(The task) Set down, exactly as written, the lines from the line holding "Write the TikZ code for this diagram." to the end of the data, inclusive, skipping any pictures.

Stored entries:
== == ==
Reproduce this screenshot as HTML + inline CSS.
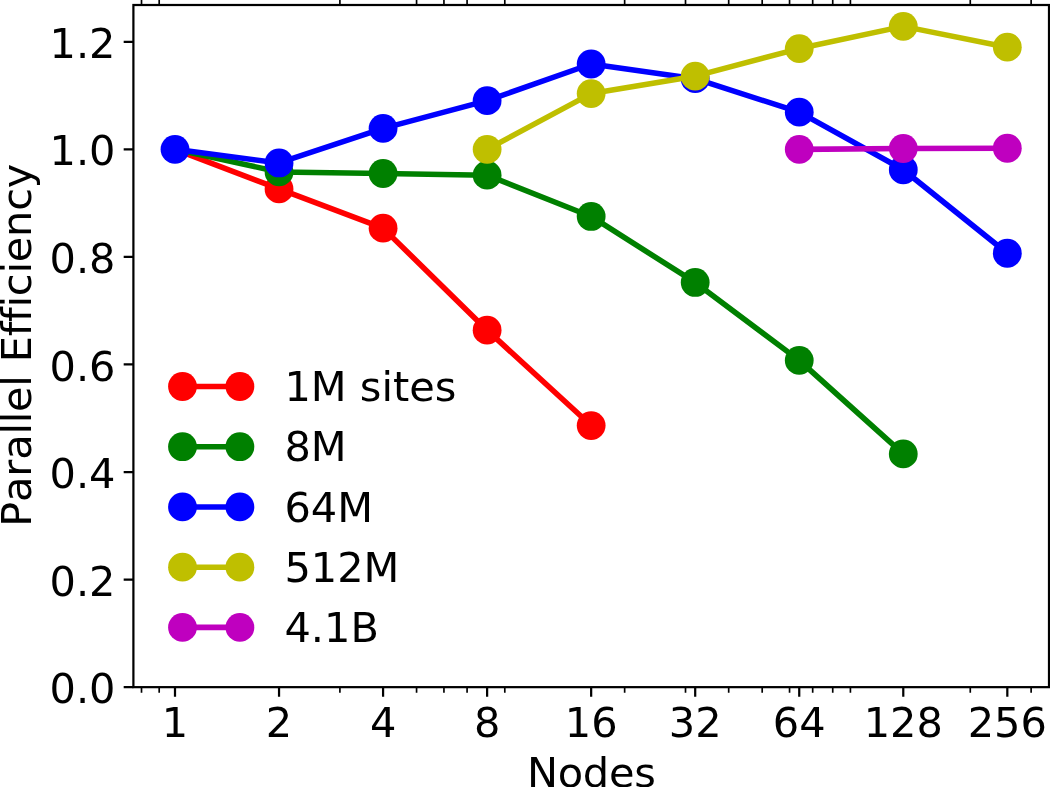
<!DOCTYPE html>
<html><head><meta charset="utf-8"><title>Parallel Efficiency</title>
<style>
html,body{margin:0;padding:0;background:#fff;}
body{width:1050px;height:787px;overflow:hidden;}
svg{display:block;}
text{font-family:"DejaVu Sans","Liberation Sans",sans-serif;font-size:41.5px;fill:#000;font-variant-ligatures:none;font-feature-settings:"liga" 0,"clig" 0;}
</style></head><body>
<svg width="1050" height="787" viewBox="0 0 1050 787">
<rect x="0" y="0" width="1050" height="787" fill="#fff"/>
<g fill="#ff0000" stroke="#ff0000"><polyline points="175.00,149.35 279.04,188.93 383.08,228.14 487.12,330.16 591.16,425.56" fill="none" stroke-width="5.56" stroke-linejoin="round"/>
<circle cx="279.04" cy="188.93" r="14.4" stroke="none"/><circle cx="383.08" cy="228.14" r="14.4" stroke="none"/><circle cx="487.12" cy="330.16" r="14.4" stroke="none"/><circle cx="591.16" cy="425.56" r="14.4" stroke="none"/></g>
<g fill="#008000" stroke="#008000"><polyline points="175.00,149.35 279.04,171.94 383.08,173.50 487.12,175.16 591.16,216.47 695.20,282.46 799.24,360.38 903.28,453.91" fill="none" stroke-width="5.56" stroke-linejoin="round"/>
<circle cx="279.04" cy="171.94" r="14.4" stroke="none"/><circle cx="383.08" cy="173.50" r="14.4" stroke="none"/><circle cx="487.12" cy="175.16" r="14.4" stroke="none"/><circle cx="591.16" cy="216.47" r="14.4" stroke="none"/><circle cx="695.20" cy="282.46" r="14.4" stroke="none"/><circle cx="799.24" cy="360.38" r="14.4" stroke="none"/><circle cx="903.28" cy="453.91" r="14.4" stroke="none"/></g>
<g fill="#0000ff" stroke="#0000ff"><polyline points="175.00,149.35 279.04,162.96 383.08,128.38 487.12,100.68 591.16,64.00 695.20,78.68 799.24,112.13 903.28,169.79 1007.32,253.25" fill="none" stroke-width="5.56" stroke-linejoin="round"/>
<circle cx="175.00" cy="149.35" r="14.4" stroke="none"/><circle cx="279.04" cy="162.96" r="14.4" stroke="none"/><circle cx="383.08" cy="128.38" r="14.4" stroke="none"/><circle cx="487.12" cy="100.68" r="14.4" stroke="none"/><circle cx="591.16" cy="64.00" r="14.4" stroke="none"/><circle cx="695.20" cy="78.68" r="14.4" stroke="none"/><circle cx="799.24" cy="112.13" r="14.4" stroke="none"/><circle cx="903.28" cy="169.79" r="14.4" stroke="none"/><circle cx="1007.32" cy="253.25" r="14.4" stroke="none"/></g>
<g fill="#bfbf00" stroke="#bfbf00"><polyline points="487.12,149.35 591.16,93.58 695.20,76.16 799.24,48.57 903.28,26.36 1007.32,47.17" fill="none" stroke-width="5.56" stroke-linejoin="round"/>
<circle cx="487.12" cy="149.35" r="14.4" stroke="none"/><circle cx="591.16" cy="93.58" r="14.4" stroke="none"/><circle cx="695.20" cy="76.16" r="14.4" stroke="none"/><circle cx="799.24" cy="48.57" r="14.4" stroke="none"/><circle cx="903.28" cy="26.36" r="14.4" stroke="none"/><circle cx="1007.32" cy="47.17" r="14.4" stroke="none"/></g>
<g fill="#bf00bf" stroke="#bf00bf"><polyline points="799.24,149.35 903.28,148.49 1007.32,148.27" fill="none" stroke-width="5.56" stroke-linejoin="round"/>
<circle cx="799.24" cy="149.35" r="14.4" stroke="none"/><circle cx="903.28" cy="148.49" r="14.4" stroke="none"/><circle cx="1007.32" cy="148.27" r="14.4" stroke="none"/></g>
<g stroke="#000" fill="none">
<path d="M141.51 687.15v5.56M141.51 5.0v-5.56M159.19 687.15v5.56M159.19 5.0v-5.56M339.90 687.15v5.56M339.90 5.0v-5.56M416.57 687.15v5.56M416.57 5.0v-5.56M443.94 687.15v5.56M443.94 5.0v-5.56M467.08 687.15v5.56M467.08 5.0v-5.56M504.80 687.15v5.56M504.80 5.0v-5.56M624.65 687.15v5.56M624.65 5.0v-5.56M685.51 687.15v5.56M685.51 5.0v-5.56M728.69 687.15v5.56M728.69 5.0v-5.56M762.19 687.15v5.56M762.19 5.0v-5.56M789.55 687.15v5.56M789.55 5.0v-5.56M812.69 687.15v5.56M812.69 5.0v-5.56M832.73 687.15v5.56M832.73 5.0v-5.56M850.41 687.15v5.56M850.41 5.0v-5.56M970.27 687.15v5.56M970.27 5.0v-5.56M1031.13 687.15v5.56M1031.13 5.0v-5.56" stroke-width="1.67"/>
<path d="M175.00 687.15v9.72M279.04 687.15v9.72M383.08 687.15v9.72M487.12 687.15v9.72M591.16 687.15v9.72M695.20 687.15v9.72M799.24 687.15v9.72M903.28 687.15v9.72M1007.32 687.15v9.72M133.4 687.15h-9.72M133.4 579.59h-9.72M133.4 472.03h-9.72M133.4 364.47h-9.72M133.4 256.91h-9.72M133.4 149.35h-9.72M133.4 41.79h-9.72" stroke-width="2.22"/>
<rect x="133.4" y="5.0" width="915.6" height="682.15" stroke-width="2.22"/>
</g>
<g text-anchor="middle">
<text x="175.00" y="737.2">1</text>
<text x="279.04" y="737.2">2</text>
<text x="383.08" y="737.2">4</text>
<text x="487.12" y="737.2">8</text>
<text x="591.16" y="737.2">16</text>
<text x="695.20" y="737.2">32</text>
<text x="799.24" y="737.2">64</text>
<text x="903.28" y="737.2">128</text>
<text x="1007.32" y="737.2">256</text>
<text x="526.9" y="786.8" letter-spacing="-0.25" text-anchor="start">Nodes</text>
</g>
<g text-anchor="end">
<text x="115.5" y="703.25">0.0</text>
<text x="115.5" y="595.69">0.2</text>
<text x="115.5" y="488.13">0.4</text>
<text x="115.5" y="380.57">0.6</text>
<text x="115.5" y="273.01">0.8</text>
<text x="115.5" y="165.45">1.0</text>
<text x="115.5" y="57.89">1.2</text>
</g>
<text transform="translate(30.9 345.3) rotate(-90)" text-anchor="middle" letter-spacing="-0.21" style="font-kerning:none">Parallel Efficiency</text>
<g fill="#ff0000" stroke="#ff0000"><line x1="182.5" y1="386.50" x2="239.9" y2="386.50" stroke-width="5.56"/><circle cx="182.5" cy="386.50" r="14.4" stroke="none"/><circle cx="239.9" cy="386.50" r="14.4" stroke="none"/></g>
<text x="284.4" y="401.20">1M sites</text>
<g fill="#008000" stroke="#008000"><line x1="182.5" y1="446.72" x2="239.9" y2="446.72" stroke-width="5.56"/><circle cx="182.5" cy="446.72" r="14.4" stroke="none"/><circle cx="239.9" cy="446.72" r="14.4" stroke="none"/></g>
<text x="284.4" y="461.42">8M</text>
<g fill="#0000ff" stroke="#0000ff"><line x1="182.5" y1="506.94" x2="239.9" y2="506.94" stroke-width="5.56"/><circle cx="182.5" cy="506.94" r="14.4" stroke="none"/><circle cx="239.9" cy="506.94" r="14.4" stroke="none"/></g>
<text x="284.4" y="521.64">64M</text>
<g fill="#bfbf00" stroke="#bfbf00"><line x1="182.5" y1="567.16" x2="239.9" y2="567.16" stroke-width="5.56"/><circle cx="182.5" cy="567.16" r="14.4" stroke="none"/><circle cx="239.9" cy="567.16" r="14.4" stroke="none"/></g>
<text x="284.4" y="581.86">512M</text>
<g fill="#bf00bf" stroke="#bf00bf"><line x1="182.5" y1="627.38" x2="239.9" y2="627.38" stroke-width="5.56"/><circle cx="182.5" cy="627.38" r="14.4" stroke="none"/><circle cx="239.9" cy="627.38" r="14.4" stroke="none"/></g>
<text x="284.4" y="642.08">4.1B</text>
</svg></body></html>
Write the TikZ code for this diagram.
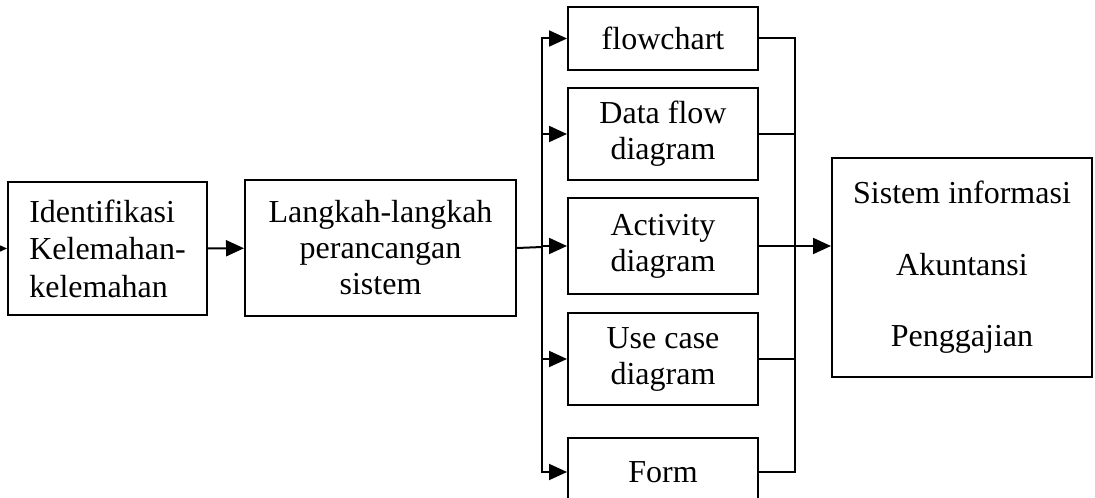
\documentclass[tikz,border=0pt]{standalone}
\usepackage{fontspec}
\setmainfont{Liberation Serif}
\usetikzlibrary{arrows.meta,positioning}

\begin{document}
\begin{tikzpicture}[x=0.5pt,y=-0.5pt,line width=1pt,>={Triangle[length=9pt,width=8pt]},
  blok/.style={draw,line width=1pt,inner sep=0pt,align=center,font=\fontsize{16}{18}\selectfont},
  kecil/.style={blok,minimum width=95pt}]
  \useasboundingbox (0,0) rectangle (1095,497);
  % kiri
  \node[blok,minimum width=99.5pt,minimum height=66.5pt,align=left,font=\fontsize{16}{18.75}\selectfont] (ident) at (107.5,248.5) {Identifikasi\\Kelemahan-\\kelemahan};
  \node[blok,minimum width=135.5pt,minimum height=68pt] (langkah) at (380.5,248) {Langkah-langkah\\perancangan\\sistem};
  % tengah
  \node[kecil,minimum height=31.5pt] (flow) at (663,38.5) {flowchart};
  \node[kecil,minimum height=46pt] (dfd) at (663,134) {Data flow\\diagram};
  \node[kecil,minimum height=48pt] (activity) at (663,246) {Activity\\diagram};
  \node[kecil,minimum height=46pt] (usecase) at (663,359) {Use case\\diagram};
  \node[kecil,minimum height=34pt] (form) at (663,472) {Form};
  % kanan
  \node[blok,minimum width=130pt,minimum height=109.5pt,font=\fontsize{16}{35.75}\selectfont] (sistem) at (962,267.5) {Sistem informasi\\Akuntansi\\Penggajian};

  \coordinate (masuk) at (-20,248.5);
  \coordinate (cabang) at (542,247);
  \coordinate (gabung) at (795,246);

  \draw[->] (masuk) -- (ident);
  \draw[->] (ident) -- (langkah);
  \draw (langkah.east) -- (cabang);
  \draw[->] (cabang) |- (flow);
  \draw[->] (cabang) |- (form);
  \foreach \n in {dfd,activity,usecase}
    \draw[->] (cabang |- \n) -- (\n);
  \draw (flow) -| (gabung);
  \draw (form) -| (gabung);
  \foreach \n in {dfd,usecase}
    \draw (\n) -- (gabung |- \n);
  \draw[->] (activity) -- (activity -| sistem.west);
\end{tikzpicture}
\end{document}
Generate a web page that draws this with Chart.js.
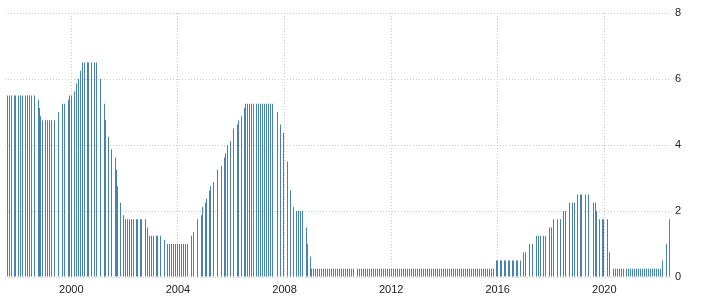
== == ==
(Answer to the exercise)
Write the TikZ code for this diagram.
\documentclass[tikz,border=0pt]{standalone}
\usepackage{fontspec}
\setmainfont{Liberation Serif}
\usetikzlibrary{arrows.meta,positioning}

\begin{document}
\begin{tikzpicture}[x=0.5pt,y=-0.5pt,line width=1pt,>={Triangle[length=9pt,width=8pt]},
  blok/.style={draw,line width=1pt,inner sep=0pt,align=center,font=\fontsize{16}{18}\selectfont},
  kecil/.style={blok,minimum width=95pt}]
  \useasboundingbox (0,0) rectangle (1095,497);
  % kiri
  \node[blok,minimum width=99.5pt,minimum height=66.5pt,align=left,font=\fontsize{16}{18.75}\selectfont] (ident) at (107.5,248.5) {Identifikasi\\Kelemahan-\\kelemahan};
  \node[blok,minimum width=135.5pt,minimum height=68pt] (langkah) at (380.5,248) {Langkah-langkah\\perancangan\\sistem};
  % tengah
  \node[kecil,minimum height=31.5pt] (flow) at (663,38.5) {flowchart};
  \node[kecil,minimum height=46pt] (dfd) at (663,134) {Data flow\\diagram};
  \node[kecil,minimum height=48pt] (activity) at (663,246) {Activity\\diagram};
  \node[kecil,minimum height=46pt] (usecase) at (663,359) {Use case\\diagram};
  \node[kecil,minimum height=34pt] (form) at (663,472) {Form};
  % kanan
  \node[blok,minimum width=130pt,minimum height=109.5pt,font=\fontsize{16}{35.75}\selectfont] (sistem) at (962,267.5) {Sistem informasi\\Akuntansi\\Penggajian};

  \coordinate (masuk) at (-20,248.5);
  \coordinate (cabang) at (542,247);
  \coordinate (gabung) at (795,246);

  \draw[->] (masuk) -- (ident);
  \draw[->] (ident) -- (langkah);
  \draw (langkah.east) -- (cabang);
  \draw[->] (cabang) |- (flow);
  \draw[->] (cabang) |- (form);
  \foreach \n in {dfd,activity,usecase}
    \draw[->] (cabang |- \n) -- (\n);
  \draw (flow) -| (gabung);
  \draw (form) -| (gabung);
  \foreach \n in {dfd,usecase}
    \draw (\n) -- (gabung |- \n);
  \draw[->] (activity) -- (activity -| sistem.west);
\end{tikzpicture}
\end{document}
Generate a web page that draws this with Chart.js.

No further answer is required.